When I clicked on the blue word “innovation,” I was confronted with this statement: Innovation is defined simply as a “new idea, device, or method.” I was struck by the brevity of this definition. There is nothing here that implies that an innovation must promise a net benefit. I checked with Merriam-Webster, and the dictionary agreed. Being called an innovation merely means that something is new. It can either add or detract from the system – the word is agnostic in terms of the value-add.

While I am the first to appreciate a broad definition, I cannot bring to memory an example where I have seen someone use the word “innovation” to mean anything other than something that promises a net positive. And, although it is not hard to recollect innovations that were ultimately detrimental, these examples invariably had a positive result in the eyes of the innovator or those that adopted them. Why else would they have been adopted?

Armed by this new understanding, I now liken innovations to bacteria. There are good bacteria, and there are bad bacteria. Some help us digest our food and are essential to human life while others cause us to become miserably sick and in some cases die. In truth, this oversimplifies bacteria; the value of a bacterium lies somewhere between these two extremes. Take E. coli. While some strains cause severe illness, there are hundreds of types that cause us no problems. Even in our first hour of life, E. coli is present, often crowding out more dangerous organisms. That’s a good thing!

Regardless of good, bad, or somewhere in the middle, all bacteria diffuse through our world based on a set of factors that include the bacteria themselves, time, the ecosystem and the communication channels they use to spread. Sound familiar?

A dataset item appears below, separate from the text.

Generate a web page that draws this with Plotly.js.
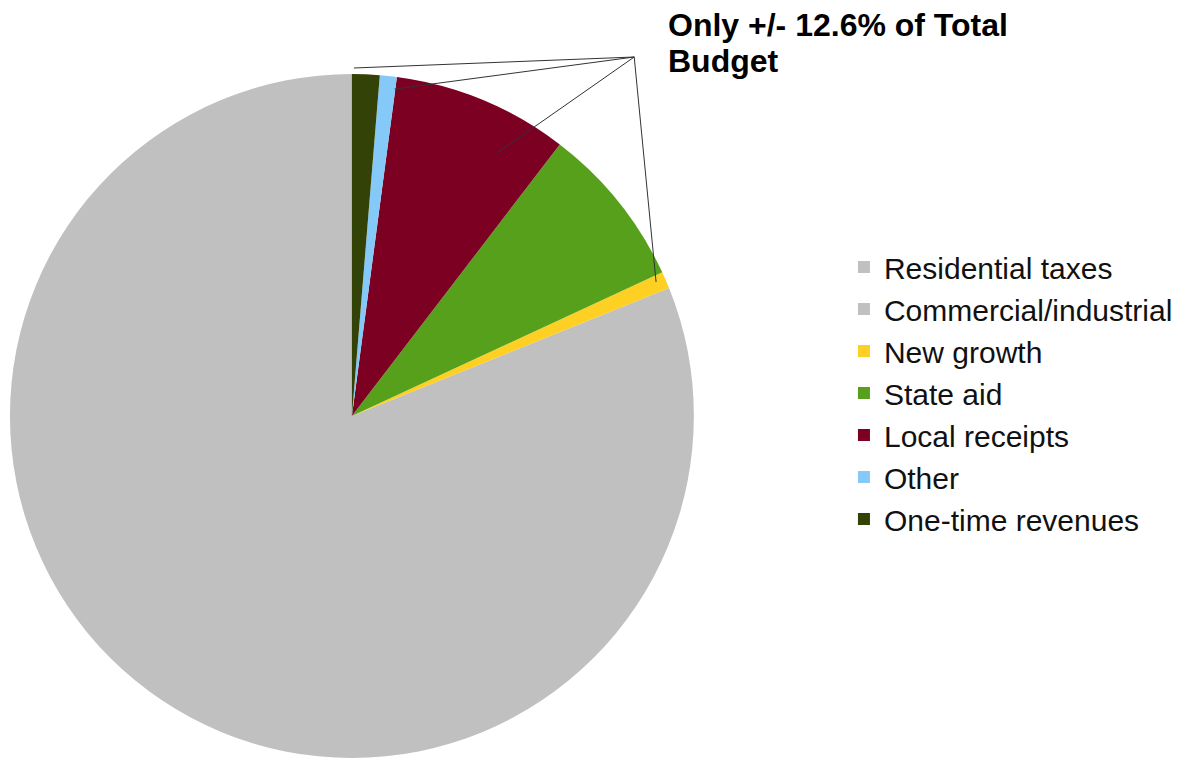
<!DOCTYPE html>
<html>
<head>
<meta charset="utf-8">
<script src="https://cdn.plot.ly/plotly-3.0.1.min.js"></script>
<style>html,body{margin:0;padding:0;background:#fff;}#chart{width:1178px;height:762px;}</style>
</head>
<body>
<div id="chart"></div>
<script>
const labels = ['Residential taxes','Commercial/industrial','New growth','State aid','Local receipts','Other','One-time revenues'];
const values = [75.0, 6.1, 0.8, 7.7, 8.3, 0.8, 1.3];
const colors = ['#c0c0c0','#c0c0c0','#fdd023','#57a01b','#7b0022','#85c9f9','#334207'];
const calloutLines = ['Only +/- 12.6% of Total', 'Budget'];

const W = 1178, H = 762;
const px = v => v / W;
const py = v => 1 - v / H;

const apex = [638, 57];
const leaderEnds = [[356, 68], [397, 89], [500, 153], [660, 282]];
const shapes = leaderEnds.map(e => ({
  type: 'line', xref: 'paper', yref: 'paper',
  x0: px(apex[0]), y0: py(apex[1]), x1: px(e[0]), y1: py(e[1]),
  line: {color: '#333333', width: 1}
}));

const data = [{
  type: 'pie',
  labels: labels,
  values: values,
  marker: {colors: colors, line: {width: 0}},
  sort: false,
  direction: 'counterclockwise',
  rotation: 90,
  textinfo: 'none',
  hoverinfo: 'label+percent',
  domain: {x: [px(10), px(698)], y: [py(760), py(72)]}
}];

const layout = {
  width: W, height: H,
  margin: {l: 0, r: 0, t: 0, b: 0},
  paper_bgcolor: '#ffffff',
  font: {family: 'Liberation Sans, Arial, sans-serif', color: '#000000'},
  showlegend: true,
  legend: {
    x: px(849), y: py(241), xanchor: 'left', yanchor: 'top',
    font: {size: 30, family: 'Liberation Sans, Arial, sans-serif', color: '#111111'},
    bgcolor: 'rgba(0,0,0,0)'
  },
  shapes: shapes,
  annotations: [
    {xref: 'paper', yref: 'paper', x: px(670), y: py(25), xanchor: 'left', yanchor: 'middle',
     text: '<b>' + calloutLines[0] + '</b>', showarrow: false,
     font: {size: 32, family: 'Liberation Sans, Arial, sans-serif', color: '#000000'}},
    {xref: 'paper', yref: 'paper', x: px(670), y: py(61), xanchor: 'left', yanchor: 'middle',
     text: '<b>' + calloutLines[1] + '</b>', showarrow: false,
     font: {size: 32, family: 'Liberation Sans, Arial, sans-serif', color: '#000000'}}
  ]
};

Plotly.newPlot('chart', data, layout, {displayModeBar: false, staticPlot: true});
</script>
</body>
</html>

Like the biological laws that control how bacteria propagate, the theories of diffusion apply as equally to all innovations.

This bestows a burden on those among us who have identified critical challenges that can only be met through innovation: When we make the call to innovate, how might we ensure that the innovations that promise to rise to our challenges actually propel us forward? We cannot make such guarantees, but here are some thoughts for how we might best proceed.

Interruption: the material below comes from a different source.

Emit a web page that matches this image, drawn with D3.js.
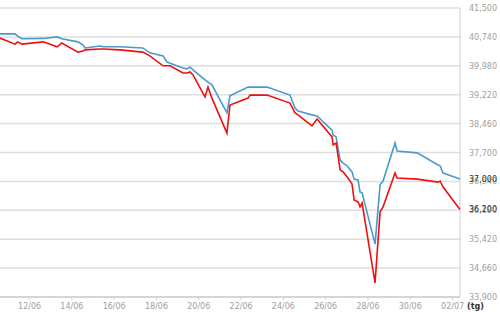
<!DOCTYPE html>
<html lang="vi">
<head>
  <meta charset="UTF-8">
  <title>Giá vàng</title>
  <script src="https://cdn.jsdelivr.net/npm/d3@7"></script>
  <style>
    body { margin: 0; background: #fff; }
    #grafica { width: 500px; height: 312px; }
    text { font-family: "DejaVu Sans", Verdana, sans-serif; }
  </style>
</head>
<body>

<div id="grafica"></div>

<script>
// thoi diem cap nhat gia
times = [
  '2013-06-10 15:00', '2013-06-11 08:00', '2013-06-11 11:00', '2013-06-11 16:00',
  '2013-06-12 16:00', '2013-06-13 08:00', '2013-06-13 13:00', '2013-06-14 07:30',
  '2013-06-14 13:00', '2013-06-14 15:30', '2013-06-15 08:30', '2013-06-15 12:00',
  '2013-06-16 07:00', '2013-06-17 09:00', '2013-06-17 17:00', '2013-06-18 08:00',
  '2013-06-18 12:30', '2013-06-18 16:00', '2013-06-19 06:40', '2013-06-19 11:00',
  '2013-06-19 14:40', '2013-06-19 18:00', '2013-06-20 07:40', '2013-06-20 11:00',
  '2013-06-20 15:30', '2013-06-21 08:30', '2013-06-21 12:00', '2013-06-22 08:30',
  '2013-06-22 10:48', '2013-06-23 06:00', '2013-06-24 08:00', '2013-06-24 13:48',
  '2013-06-24 17:12', '2013-06-25 09:00', '2013-06-25 14:48', '2013-06-26 07:48',
  '2013-06-26 09:00', '2013-06-26 12:24', '2013-06-26 17:00', '2013-06-26 20:18',
  '2013-06-27 00:48', '2013-06-27 06:30', '2013-06-27 08:48', '2013-06-27 13:18',
  '2013-06-27 15:36', '2013-06-27 17:54', '2013-06-28 08:36', '2013-06-28 14:18',
  '2013-06-28 17:42', '2013-06-29 07:18', '2013-06-29 09:36', '2013-06-30 08:18',
  '2013-07-01 08:06', '2013-07-01 10:24', '2013-07-01 13:48', '2013-07-02 09:00'
]

// gia ban (xanh)
giaBan = [
  40820, 40820, 40760, 40690, 40700, 40740, 40690, 40610,
  40530, 40450, 40500, 40480, 40480, 40450, 40320, 40240,
  40080, 40050, 39920, 39900, 39950, 39870, 39610, 39550,
  39480, 38740, 39190, 39420, 39420, 39420, 39210, 38870,
  38790, 38690, 38660, 38290, 38160, 38110, 37500, 37420,
  37350, 37190, 37000, 36980, 36660, 36640, 35290, 36850,
  36950, 37950, 37740, 37690, 37370, 37350, 37160, 37000
]

// gia mua (do)
giaMua = [
  40710, 40550, 40610, 40550, 40610, 40480, 40580, 40340,
  40370, 40400, 40420, 40420, 40400, 40340, 40240, 39980,
  39980, 39980, 39790, 39790, 39820, 39740, 39160, 39420,
  39130, 38210, 38950, 39130, 39210, 39210, 39000, 38740,
  38690, 38400, 38580, 38110, 37900, 37950, 37240, 37190,
  37060, 36870, 36450, 36400, 36270, 36370, 34270, 36140,
  36270, 37160, 37030, 37000, 36920, 36950, 36790, 36200
]

yTicks = [33900, 34660, 35420, 36180, 36940, 37700, 38460, 39220, 39980, 40740, 41500]
xTicks = ['2013-06-12', '2013-06-14', '2013-06-16', '2013-06-18', '2013-06-20',
          '2013-06-22', '2013-06-24', '2013-06-26', '2013-06-28', '2013-06-30', '2013-07-02']

parseT = d3.timeParse('%Y-%m-%d %H:%M')
parseD = d3.timeParse('%Y-%m-%d')

ancho_total = 500
alto_total = 312
margin = {left: 0, right: 40, top: 8, bottom: 15}
ancho = ancho_total - margin.left - margin.right
alto = alto_total - margin.top - margin.bottom

svg = d3
  .select('#grafica')
  .append('svg')
  .attr('width', ancho_total)
  .attr('height', alto_total)

g = svg
  .append('g')
  .attr('transform', 'translate(' + margin.left + ',' + margin.top + ')')

x = d3
  .scaleTime()
  .domain([parseT('2013-06-10 15:00'), parseT('2013-07-02 09:00')])
  .range([0, ancho])

y = d3
  .scaleLinear()
  .domain([33900, 41500])
  .range([alto, 0])

// luoi ngang
g.append('g')
  .selectAll('line')
  .data(yTicks)
  .join('line')
    .attr('x1', 0)
    .attr('x2', ancho)
    .attr('y1', d => y(d))
    .attr('y2', d => y(d))
    .attr('stroke', '#dedede')
    .attr('stroke-width', 1.5)

// vien phai + day
g.append('line')
  .attr('x1', ancho).attr('x2', ancho)
  .attr('y1', 0).attr('y2', alto)
  .attr('stroke', '#cfcfcf')
g.append('line')
  .attr('x1', 0).attr('x2', ancho)
  .attr('y1', alto).attr('y2', alto)
  .attr('stroke', '#cfcfcf')
  .attr('stroke-width', 1.5)

yAxisCall = d3.axisRight(y)
  .tickValues(yTicks)
  .tickSize(0)
  .tickPadding(9)
  .tickFormat(d3.format(','))

yAxis = g.append('g')
  .attr('transform', `translate(${ancho}, 0)`)
  .call(yAxisCall)
yAxis.select('.domain').remove()
yAxis.selectAll('text')
  .attr('fill', '#a0a0a0')
  .attr('font-size', 8)
  .attr('font-family', '"DejaVu Sans", Verdana, sans-serif')

xAxisCall = d3.axisBottom(x)
  .tickValues(xTicks.map(parseD))
  .tickSize(3)
  .tickPadding(3)
  .tickFormat(d3.timeFormat('%d/%m'))

xAxis = g.append('g')
  .attr('transform', `translate(0, ${alto})`)
  .call(xAxisCall)
xAxis.select('.domain').remove()
xAxis.selectAll('line').attr('stroke', '#d0d0d0')
xAxis.selectAll('text')
  .attr('fill', '#a0a0a0')
  .attr('font-size', 8)
  .attr('font-family', '"DejaVu Sans", Verdana, sans-serif')

g.append('text')
  .attr('x', ancho + 7)
  .attr('y', alto + 12)
  .attr('font-size', 8)
  .attr('font-weight', 'bold')
  .attr('fill', '#333')
  .text('(tg)')

// du lieu
dataBan = times.map((t, i) => ({t: parseT(t), v: giaBan[i]}))
dataMua = times.map((t, i) => ({t: parseT(t), v: giaMua[i]}))

linea = d3.line()
  .x(d => x(d.t))
  .y(d => y(d.v))

g.append('path')
  .datum(dataBan)
  .attr('d', linea)
  .attr('fill', 'none')
  .attr('stroke', '#4b9acf')
  .attr('stroke-width', 1.6)

g.append('path')
  .datum(dataMua)
  .attr('d', linea)
  .attr('fill', 'none')
  .attr('stroke', '#ee1111')
  .attr('stroke-width', 1.6)

// nhan gia hien tai
ultimo = [giaBan[giaBan.length - 1], giaMua[giaMua.length - 1]]
g.selectAll('.ultimo')
  .data(ultimo)
  .join('text')
    .attr('class', 'ultimo')
    .attr('x', ancho + 9)
    .attr('y', d => y(d))
    .attr('dy', '0.32em')
    .attr('font-size', 8)
    .attr('fill', '#333')
    .text(d => d3.format(',')(d))
</script>
</body>
</html>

First, good policy is essential. We should create systemic incentives and disincentives that nurture positive outcomes and tamp down counterproductive work. These policies should not pick winners and losers but rather demand transparency, feedback and even some healthy competition. Let the ecosystem weed out the failures.

Second, we must insist upon rigorous evaluation that includes a wide range of metrics to ensure we encourage the best possible innovations. Evaluation must incorporate metrics that demonstrate a strong correlation, if not direct causation, to the outcomes we desire and metrics that test how efficiently those results are delivered.

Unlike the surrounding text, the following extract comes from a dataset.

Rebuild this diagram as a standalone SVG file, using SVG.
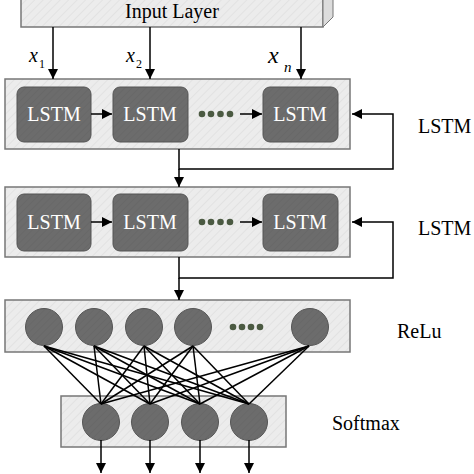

Third, when we do find an innovation, we must imbue it with every advantage necessary to assist its diffusion including enough definition such that others can assess and replicate the work, while at the same time, providing leeway for others to advance the innovation further. In other words, the innovation must be communicated clearly and concisely.

Fourth, we can nurture the network in which the innovation will be diffused – creating safe and efficient communication channels.

Finally, we must not forget the human element. We should focus some attention on identifying strong innovators and building innovators’ capacity knowing that good innovators will notice and respond to the environment. They will take in information including the policy landscape, the data from their measurement and feedback from others working on similar activities to pivot and strengthen their innovations.

These sorts of efforts shift the focus from identifying promising innovations to supporting strong innovators. That may not seem like a big shift, but my recent revelation makes me question our ability to accomplish the former. Promising innovations may be ultimately either good or bad, yet they diffuse according to the same set of rules. I would much rather nurture an ecosystem where strong innovators succeed. As we so often say, it is all about the system.